Jung: The mockingbird is a manifestation of the Persona—the adaptable mask that mediates between Ego and Society. When it visits in dreams, the Self is ready to integrate shadow qualities of inauthenticity. Ask: “Whose voice haunts me most?” That is likely the inner Anima/Animus (contra-sexual soul-image) demanding its own microphone.
Freud: Mimicry is oral-stage residue; the infant learns to coo back to caregivers for milk and warmth. The adult who dreams of a mockingbird may be using charming speech to secure approval the way the child secured nourishment. Interpretation: notice oral substitutes—social media “likes,” constant texting, gossip—and wean yourself gradually so the adult mouth can form words that feed you first.

What to Do Next?

  1. Morning Pages: Upon waking, write three pages without editing. Let every borrowed phrase surface; highlight in red anything that feels performative.
  2. Voice Memo Ritual: Record yourself recounting the dream. Play it back. Where does your vocal tone rise (people-pleasing)? Drop the pitch, repeat the sentence—feel the belly-level vibration of truth.
  3. Silence Sabbath: Choose one waking hour daily to speak only if the words pass the three gates: Is it true? Is it kind? Is it mine?
  4. Reality Check: Post a simple statement of opinion online or in conversation. Resist the urge to soften or delete when “likes” stall. Note the anxiety, breathe through it—this is the psychic muscle growing.

FAQ

Is a mockingbird dream good or bad omen?

It is a neutral mirror. Pleasant visits may indeed follow, but only if you accept the invitation to examine how you “visit” the world—are you a guest in your own life or the host of your destiny?

What if the mockingbird is silent?

A mute mockingbird signals frozen creativity. Ask where you have bitten your tongue recently. Write the unsaid words privately, then symbolically release them by whistling or singing, even off-key.

Does killing the mockingbird mean I’m destroying my social self?
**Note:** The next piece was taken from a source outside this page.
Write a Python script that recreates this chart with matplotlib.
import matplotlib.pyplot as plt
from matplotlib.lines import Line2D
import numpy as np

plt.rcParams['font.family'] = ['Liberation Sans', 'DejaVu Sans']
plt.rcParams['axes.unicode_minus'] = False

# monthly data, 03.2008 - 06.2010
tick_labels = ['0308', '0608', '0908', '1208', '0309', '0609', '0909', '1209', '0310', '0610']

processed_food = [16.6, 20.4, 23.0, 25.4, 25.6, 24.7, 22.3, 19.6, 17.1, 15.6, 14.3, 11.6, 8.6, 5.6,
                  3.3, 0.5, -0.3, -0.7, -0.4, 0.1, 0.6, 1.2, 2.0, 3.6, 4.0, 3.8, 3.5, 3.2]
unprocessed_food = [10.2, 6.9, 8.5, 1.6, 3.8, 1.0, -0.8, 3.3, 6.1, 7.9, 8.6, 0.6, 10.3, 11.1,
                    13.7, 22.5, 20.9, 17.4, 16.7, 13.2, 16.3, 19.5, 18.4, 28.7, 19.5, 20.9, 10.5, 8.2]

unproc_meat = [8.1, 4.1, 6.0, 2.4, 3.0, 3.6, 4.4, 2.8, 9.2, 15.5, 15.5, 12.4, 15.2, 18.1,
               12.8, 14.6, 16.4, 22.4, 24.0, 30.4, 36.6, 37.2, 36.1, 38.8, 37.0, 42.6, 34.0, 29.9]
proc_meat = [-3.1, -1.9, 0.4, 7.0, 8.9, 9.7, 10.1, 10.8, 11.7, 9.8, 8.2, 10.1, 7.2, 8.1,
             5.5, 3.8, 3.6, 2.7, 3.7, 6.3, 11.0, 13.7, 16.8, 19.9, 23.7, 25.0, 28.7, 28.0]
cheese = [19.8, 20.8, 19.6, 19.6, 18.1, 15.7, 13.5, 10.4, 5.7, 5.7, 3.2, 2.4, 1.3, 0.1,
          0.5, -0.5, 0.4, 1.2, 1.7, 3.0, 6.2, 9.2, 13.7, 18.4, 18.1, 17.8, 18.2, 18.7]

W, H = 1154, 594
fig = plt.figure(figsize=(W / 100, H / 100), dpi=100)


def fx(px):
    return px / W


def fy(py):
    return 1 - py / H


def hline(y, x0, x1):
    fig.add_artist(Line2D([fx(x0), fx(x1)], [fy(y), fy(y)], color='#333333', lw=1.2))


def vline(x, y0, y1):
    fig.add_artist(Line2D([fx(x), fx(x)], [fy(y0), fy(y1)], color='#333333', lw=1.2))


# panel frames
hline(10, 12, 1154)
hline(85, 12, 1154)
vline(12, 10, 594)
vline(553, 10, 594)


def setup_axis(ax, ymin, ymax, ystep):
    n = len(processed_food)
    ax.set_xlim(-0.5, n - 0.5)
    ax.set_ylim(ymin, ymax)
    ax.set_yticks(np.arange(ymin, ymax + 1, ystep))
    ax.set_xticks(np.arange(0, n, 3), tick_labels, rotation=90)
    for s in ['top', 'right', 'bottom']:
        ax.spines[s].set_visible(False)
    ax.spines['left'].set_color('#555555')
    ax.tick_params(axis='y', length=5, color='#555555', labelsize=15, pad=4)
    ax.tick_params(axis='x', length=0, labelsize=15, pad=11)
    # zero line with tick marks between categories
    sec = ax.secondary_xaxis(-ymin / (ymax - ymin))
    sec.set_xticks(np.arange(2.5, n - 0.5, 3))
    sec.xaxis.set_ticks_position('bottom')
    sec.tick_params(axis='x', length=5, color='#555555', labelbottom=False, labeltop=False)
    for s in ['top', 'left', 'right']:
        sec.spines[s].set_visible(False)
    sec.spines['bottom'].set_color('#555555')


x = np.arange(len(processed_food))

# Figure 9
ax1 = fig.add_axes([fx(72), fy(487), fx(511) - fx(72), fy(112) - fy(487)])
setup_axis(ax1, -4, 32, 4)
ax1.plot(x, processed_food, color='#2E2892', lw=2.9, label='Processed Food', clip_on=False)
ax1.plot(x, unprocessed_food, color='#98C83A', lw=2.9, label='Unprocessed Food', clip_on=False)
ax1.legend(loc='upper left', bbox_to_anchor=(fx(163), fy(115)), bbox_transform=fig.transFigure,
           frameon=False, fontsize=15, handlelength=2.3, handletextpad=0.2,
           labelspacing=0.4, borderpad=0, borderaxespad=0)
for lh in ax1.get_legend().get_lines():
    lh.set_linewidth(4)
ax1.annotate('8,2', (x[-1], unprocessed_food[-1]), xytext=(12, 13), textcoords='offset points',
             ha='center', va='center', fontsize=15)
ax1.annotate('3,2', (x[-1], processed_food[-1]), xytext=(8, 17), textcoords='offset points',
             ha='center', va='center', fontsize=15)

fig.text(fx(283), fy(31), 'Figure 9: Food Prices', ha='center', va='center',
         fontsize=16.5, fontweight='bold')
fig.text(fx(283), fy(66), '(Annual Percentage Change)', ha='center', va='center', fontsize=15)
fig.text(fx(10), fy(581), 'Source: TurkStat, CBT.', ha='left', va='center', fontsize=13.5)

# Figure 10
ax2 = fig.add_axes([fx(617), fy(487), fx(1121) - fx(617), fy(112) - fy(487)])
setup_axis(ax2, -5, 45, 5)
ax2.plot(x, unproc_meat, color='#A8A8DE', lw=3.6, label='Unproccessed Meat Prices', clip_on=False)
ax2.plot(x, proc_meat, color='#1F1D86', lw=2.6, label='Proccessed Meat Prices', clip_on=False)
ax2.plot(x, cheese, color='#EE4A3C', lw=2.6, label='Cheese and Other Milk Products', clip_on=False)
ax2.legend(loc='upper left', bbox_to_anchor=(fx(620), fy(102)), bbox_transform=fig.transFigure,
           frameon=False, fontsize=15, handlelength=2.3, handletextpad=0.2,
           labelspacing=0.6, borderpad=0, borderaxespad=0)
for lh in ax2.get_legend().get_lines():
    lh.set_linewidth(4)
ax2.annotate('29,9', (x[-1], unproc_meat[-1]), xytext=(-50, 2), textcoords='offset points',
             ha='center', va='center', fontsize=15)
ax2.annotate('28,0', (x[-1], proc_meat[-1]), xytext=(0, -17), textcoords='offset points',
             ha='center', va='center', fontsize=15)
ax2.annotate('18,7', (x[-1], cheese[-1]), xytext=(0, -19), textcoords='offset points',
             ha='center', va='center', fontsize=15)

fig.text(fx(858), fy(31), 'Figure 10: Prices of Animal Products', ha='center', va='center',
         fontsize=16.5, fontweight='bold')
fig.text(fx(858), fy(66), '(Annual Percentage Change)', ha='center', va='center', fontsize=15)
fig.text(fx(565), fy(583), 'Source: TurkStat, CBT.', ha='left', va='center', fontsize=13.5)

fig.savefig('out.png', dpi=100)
Not destruction—transformation. The psyche dramatizes the death of an outdated persona. Grieve, bury the old scripts, and consciously design fewer, truer roles.

Summary

A mockingbird dream arrives when your soul suspects you have been singing borrowed songs for approval. Heed the echo, choose your own note, and the universe becomes a choir that harmonizes with—not dictates—your authentic voice.

From the 1901 Archives

"To see or hear a mocking-bird, signifies you will be invited to go on a pleasant visit to friends, and your affairs will move along smoothly and prosperously. For a woman to see a wounded or dead one, her disagreement with a friend or lover is signified."